Fucked Up: David Comes to Life (Matador)

If hardcore is the music of male aggression—which, let's be honest, it totally is—then Fucked Up discovers hidden multitudes of feeling within it. More specifically, they push beyond aggression to total vulnerability. Damian Abraham's tinny sneer is really, like many punks who came before him, the man wearing his heart on his sleeve.

David Comes to Life is the record people who think they don't like hardcore should hear all the way through. Fucked Up treats punk as theater—note Abraham's belief that he owes his concert audience a "blood offering"—and David exploits that to the fullest.
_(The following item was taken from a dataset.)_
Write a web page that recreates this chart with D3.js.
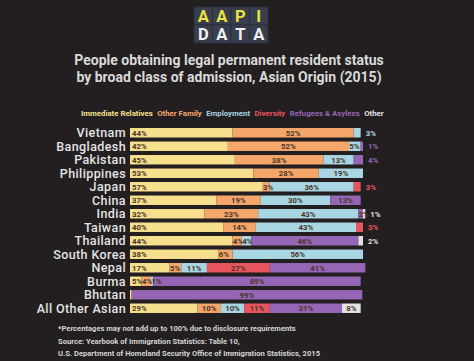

It's framed as an epic ersatz musical; it's preoccupied with matters of the heart as much as it is matters of state, and, as such, it turns punk's subtextual melodrama into text.

The album is even more sonically ambitious than 2008's The Chemistry of Common Life. Songs play as soundscapes, and never tediously. And the guitars! They're throaty on "I Was There," psychedelic on "Ship of Fools" ("the flower and the bee!"), and deeply layered on "Queen of Hearts." They're uniformly gorgeous. Fucked Up's a musical band with cinematic sweep.

"There's still so many things I'll never know / As the lights go up and the curtains close," Abraham sings on closer "Lights Go Up." Everything's been risked; everything's been lost. The only thing to do is return to the first track and listen to the whole damn thing again.